Instruction:
Find each line containing the string "this". Copy it.

= = = = = = =

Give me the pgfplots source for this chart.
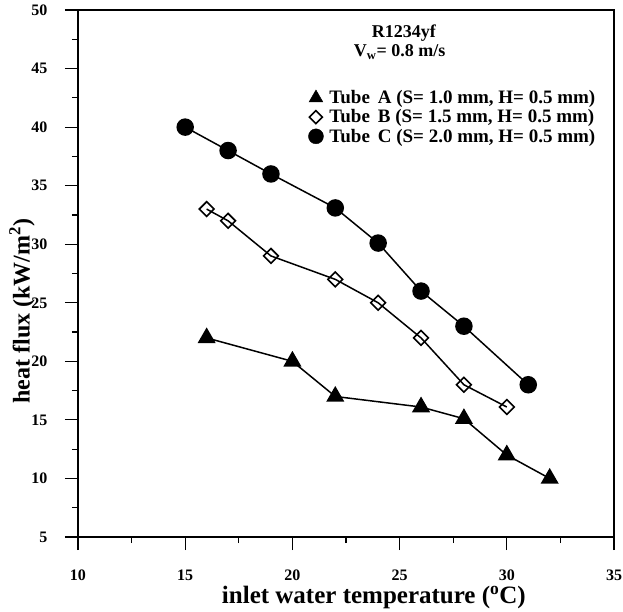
\documentclass[border=0pt]{standalone}
\usepackage{fontspec}
\setmainfont{Liberation Serif}
\usepackage{pgfplots}
\pgfplotsset{compat=1.18}
\begin{document}
\begin{tikzpicture}
\begin{axis}[
  scale only axis,
  width=536pt, height=527pt,
  xmin=10, xmax=35, ymin=5, ymax=50,
  xtick={10,15,...,35}, ytick={5,10,...,50},
  minor tick num=1,
  tick align=outside,
  xtick pos=bottom, ytick pos=left,
  major tick length=13pt, minor tick length=6pt,
  every tick/.style={line width=1.2pt, black},
  axis line style={line width=1.5pt},
  /pgf/number format/assume math mode=true,
  ticklabel style={font=\fontsize{16}{18}\selectfont\bfseries},
  xticklabel style={yshift=-16pt},
  yticklabel style={xshift=-14pt},
  xlabel={inlet water temperature (\textsuperscript{o}C)},
  ylabel={heat flux (kW/m\textsuperscript{2})},
  every axis x label/.style={at={(axis description cs:0.552,-0.1157)}, anchor=center,
    font=\fontsize{25}{27}\selectfont\bfseries},
  every axis y label/.style={at={(axis description cs:-0.1045,0.429)}, rotate=90, anchor=center,
    font=\fontsize{24}{26}\selectfont\bfseries},
  legend cell align=left,
  legend style={draw=none, fill=none, at={(0.424,0.855)}, anchor=north west,
    font=\fontsize{19}{20.5}\selectfont\bfseries, row sep=0.5pt,
    /tikz/every odd column/.append style={column sep=4pt}},
]
% Tube A
\addplot[line width=1.5pt, mark=triangle*, mark size=9pt, mark options={fill=black}, forget plot]
  coordinates {(16,22) (20,20) (22,17) (26,16.1) (28,15.1) (30,12) (32,10)};
% Tube B
\addplot[line width=1.5pt, mark=square, mark size=5.2pt, mark options={rotate=45, fill=white, line width=1.6pt}, forget plot]
  coordinates {(16,33) (17,32) (19,29) (22,27) (24,25) (26,22) (28,18) (30,16.1)};
% Tube C
\addplot[line width=1.5pt, mark=*, mark size=8pt, mark options={fill=black}, forget plot]
  coordinates {(15,40) (17,38) (19,36) (22,33.1) (24,30.1) (26,26) (28,23) (31,18)};
\addlegendimage{only marks, mark=triangle*, mark size=8pt, fill=black}
\addlegendentry{Tube\, A (S= 1.0 mm, H= 0.5 mm)}
\addlegendimage{only marks, mark=square, mark size=4.6pt, mark options={rotate=45, fill=white, line width=1.6pt}}
\addlegendentry{Tube\, B (S= 1.5 mm, H= 0.5 mm)}
\addlegendimage{only marks, mark=*, mark size=7.5pt, fill=black}
\addlegendentry{Tube\, C (S= 2.0 mm, H= 0.5 mm)}
\node[font=\fontsize{18}{20}\selectfont\bfseries] at (axis cs:25.2,48.0) {R1234yf};
\node[font=\fontsize{18}{20}\selectfont\bfseries] at (axis cs:25.0,46.4) {V\textsubscript{w}= 0.8 m/s};
\end{axis}
% page frame: same margins around the plot area as the figure layout
\pgfresetboundingbox
\path (-78pt,-74pt) rectangle (545pt,537pt);
\end{tikzpicture}
\end{document}
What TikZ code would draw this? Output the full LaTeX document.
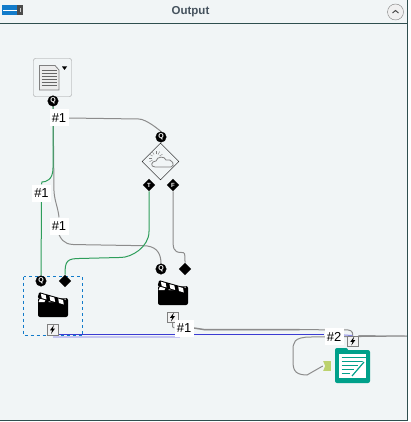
\documentclass[tikz,border=0pt]{standalone}
\usepackage{fontspec}
\setmainfont{Liberation Sans}
\usetikzlibrary{arrows.meta, calc, shapes.geometric}
\definecolor{panelbg}{HTML}{F1F5F6}
\definecolor{panelline}{HTML}{2F4F4F}
\definecolor{titlecol}{HTML}{46535E}
\definecolor{wiregrey}{HTML}{8C8C8C}
\definecolor{wiregreen}{HTML}{2E9E5B}
\definecolor{wireblue}{HTML}{3B3BD2}
\definecolor{tealbox}{HTML}{00A08A}
\definecolor{tagcol}{HTML}{BCD26E}
\pgfdeclarelayer{wires}
\pgfsetlayers{wires,main}
\tikzset{
	wire/.style={draw=wiregrey,line width=1pt},
	greenwire/.style={draw=wiregreen,line width=1pt},
	bluewire/.style={draw=wireblue,line width=1pt},
	hashlabel/.style={fill=white,inner sep=0pt,minimum width=19pt,minimum height=17pt,font=\fontsize{13}{13}\selectfont},
	qport/.style={circle,fill=black,draw=black,inner sep=0pt,minimum size=10.5pt,text=white,font=\fontsize{7}{7}\selectfont\bfseries},
	dport/.style={diamond,fill=black,inner sep=0pt,minimum size=12.5pt,text=white,font=\fontsize{6}{6}\selectfont\bfseries},
	boltbox/.style={draw=gray,fill=white!90!gray,inner sep=0pt,minimum size=10.5pt},
}
% film clapper, centred on the body
\newcommand{\clapper}[2]{
	\begin{scope}[shift={(#1,#2)}]
		\fill[black,rounded corners=2pt] (-15,-9.5) rectangle (15,9.5);
		\foreach \s in {-10,0,10}
			\fill[white] (\s-3,-9) -- (\s+3,-9) -- (\s+1.5,-5.5) -- (\s-4.5,-5.5) -- cycle;
		\begin{scope}[rotate around={-16:(-15,-11)}]
			\fill[black,rounded corners=1pt] (-15,-15.5) rectangle (13,-9.5);
			\foreach \s in {-10,-1,8}
				\fill[white] (\s-3,-14.5) -- (\s+2,-14.5) -- (\s+4,-10.5) -- (\s-1,-10.5) -- cycle;
		\end{scope}
	\end{scope}
}
\begin{document}
\begin{tikzpicture}[x=1pt,y=-1pt]
	\useasboundingbox (0,0) rectangle (411,422);
	\begin{pgfonlayer}{wires}
		\fill[panelbg] (0,0) rectangle (411,422);
	\end{pgfonlayer}
	\fill[white] (408,0) rectangle (411,422);
	\fill[white] (0,421) rectangle (411,422);
	\draw[panelline,line width=1pt] (0,23.5) -- (407.5,23.5);
	\draw[panelline,line width=1pt] (407.5,0) -- (407.5,420.5) -- (0,420.5);
	% title bar
	\fill[cyan!60!blue] (2,5) rectangle (17,15);
	\draw[white] (3,10) -- (17,10);
	\fill[black!70] (17,5) rectangle (23,15);
	\fill[gray!40] (20,8) rectangle (21,12);
	\node[text=titlecol,font=\fontsize{11.5}{12}\selectfont\bfseries] (title) at (190.5,12) {Output};
	\node[circle,draw=gray,fill=gray!12,minimum size=16pt,inner sep=0pt] (collapse) at (395.5,12) {};
	\draw[line width=1pt,black!70] (392.5,13) -- (395.5,10.5) -- (398.5,13);
	% input tool
	\node[draw=gray!80,fill=panelbg,rounded corners=2pt,minimum size=38pt,inner sep=0pt] (inputBox) at (52.5,77.5) {};
	\draw[gray,fill=gray!15,line width=0.8pt] (39.5,65.5) -- (55,65.5) -- (59,70) -- (59,90) -- (39.5,90) -- cycle;
	\foreach \y in {70,73,76,79,82,85}
		\draw[black!60] (41.5,\y) -- (57,\y);
	\fill[black] (62,66.5) -- (67,66.5) -- (64.5,70) -- cycle;
	\node[qport] (qInput) at (53,101) {Q};
	% filter tool
	\node[diamond,draw=black,fill=panelbg,minimum size=37pt,inner sep=0pt] (filterBox) at (160.5,161.5) {};
	\draw[gray,fill=panelbg,line width=0.8pt] (155,167) .. controls (150,167) and (151,161) .. (156,161) .. controls (157,156) and (165,156) .. (166,160) .. controls (172,158) and (176,166) .. (171,167) -- cycle;
	\foreach \a in {150,180,210,240,270,300,330}
		\draw[gray] ($(156,158)+(\a:4)$) -- ($(156,158)+(\a:7.5)$);
	\node[qport] (qFilter) at (161,137) {Q};
	\node[dport] (tFilter) at (149,185) {T};
	\node[dport] (fFilter) at (173,185) {F};
	% first clapper tool
	\draw[cyan!60!blue,dashed,line width=0.8pt] (23.5,276.5) rectangle (82.5,335.5);
	\clapper{53}{307.5}
	\node[qport] (qLeft) at (41,281) {Q};
	\node[dport] (dLeft) at (65,281) {};
	\node[boltbox] (boltLeft) at (52.5,329.5) {};
	% second clapper tool
	\clapper{173}{295.5}
	\node[qport] (qRight) at (161,269) {Q};
	\node[dport] (dRight) at (185,269) {};
	\node[boltbox] (boltRight) at (172.5,317) {};
	% report tool
	\fill[tealbox,rounded corners=2pt] (335,348) rectangle (348,354) (335,350) rectangle (370,383);
	\fill[white] (339,354) rectangle (366,378);
	\foreach \y/\w in {357.5/24,361.5/21,365.5/16,369.5/12,373.5/8}
		\draw[tealbox,line width=1.6pt] (341.5,\y) -- ++(\w,0);
	\draw[white,line width=2.5pt] (352,376) -- (365,361);
	\draw[tealbox,line width=1.2pt] (352,376) -- (364,362);
	\node[boltbox] (boltOut) at (352.8,341) {};
	\foreach \b in {boltLeft,boltRight,boltOut}
		\fill[black] ($(\b)+(1.5,-4.5)$) -- ($(\b)+(-2.5,0.8)$) -- ($(\b)+(-0.3,0.8)$) -- ($(\b)+(-1.5,4.5)$) -- ($(\b)+(2.5,-1)$) -- ($(\b)+(0.3,-1)$) -- cycle;
	\node[fill=tagcol,inner sep=0pt,minimum width=8pt,minimum height=10pt] (tagOut) at (327,366) {};
	\fill[panelbg] (323,361) -- (325,366) -- (323,371) -- cycle;
	% labels
	\node[hashlabel] (hashA) at (59,118) {\#1};
	\node[hashlabel] (hashB) at (41.5,193) {\#1};
	\node[hashlabel] (hashC) at (59,226) {\#1};
	\node[hashlabel] (hashD) at (184,328) {\#1};
	\node[hashlabel] (hashE) at (334,336.5) {\#2};
	\coordinate (rightEnd) at (411,336);
	\coordinate (wireTurn) at ($(hashE.north east)+(0,2)$);
	\begin{pgfonlayer}{wires}
		\draw[wire] (hashA.east) -- ++(70,1) .. controls ++(8,0) and (qFilter.north) .. (qFilter.north);
		\draw[wire] (qInput) -- ++(1,90) .. controls ++(0.5,10) and ++(-1,-10) .. (hashC.north);
		\draw[wire] (hashC.south) .. controls ++(5,10) and ++(-15,0) .. ++(24,10) -- ++(60,1) .. controls ++(12,0) and ++(0,-12) .. (qRight.north);
		\draw[greenwire] (qInput) -- ++(0,67) .. controls ++(0,12) and ++(4,0) .. ++(-11,14) -- (hashB.north);
		\draw[greenwire] (hashB.south) -- (qLeft.north);
		\draw[greenwire] (tFilter.south) -- ++(0,40) .. controls ++(0,16) and ++(10,0) .. ++(-28,26) -- ++(-40,1) .. controls ++(-14,0) and ++(0,-14) .. (dLeft.north);
		\draw[wire] (fFilter.south) -- ++(0,46) .. controls ++(0,10) and ++(-8,0) .. ++(8,15) .. controls ++(4,0) .. (dRight.north);
		\fill[wireblue!30] (53,336) rectangle (180,337.5);
		\draw[bluewire] (boltLeft.south) -- (boltLeft.south -| hashE.west);
		\draw[wireblue!60,line width=1pt] (hashE.east |- boltLeft.south) -- (boltOut.north);
		\draw[wire] (boltRight.south) .. controls ++(0,5) .. (hashD.west);
		\draw[wire,line width=1.5pt] (hashD.east) -- ++(10,1.5) -- ++(96,0);
		\draw[wire] (hashD.east) ++(10,1.5) -- (wireTurn) .. controls ++(7,0) and ++(0,-5) .. (boltOut.north);
		\draw[black!60] (rightEnd) -- (boltOut.north east);
		\draw[wire] (rightEnd) -- ++(-100,1) .. controls ++(-18,0) and ++(0,-8) .. ++(-18,14) -- ++(0,8) .. controls ++(0,9) and ++(-14,0) .. ++(14,16) -- (tagOut.west);
	\end{pgfonlayer}
\end{tikzpicture}
\end{document}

= = = = = = =

Full solution:
Give me the pgfplots source for this chart.
What TikZ code would draw this? Output the full LaTeX document.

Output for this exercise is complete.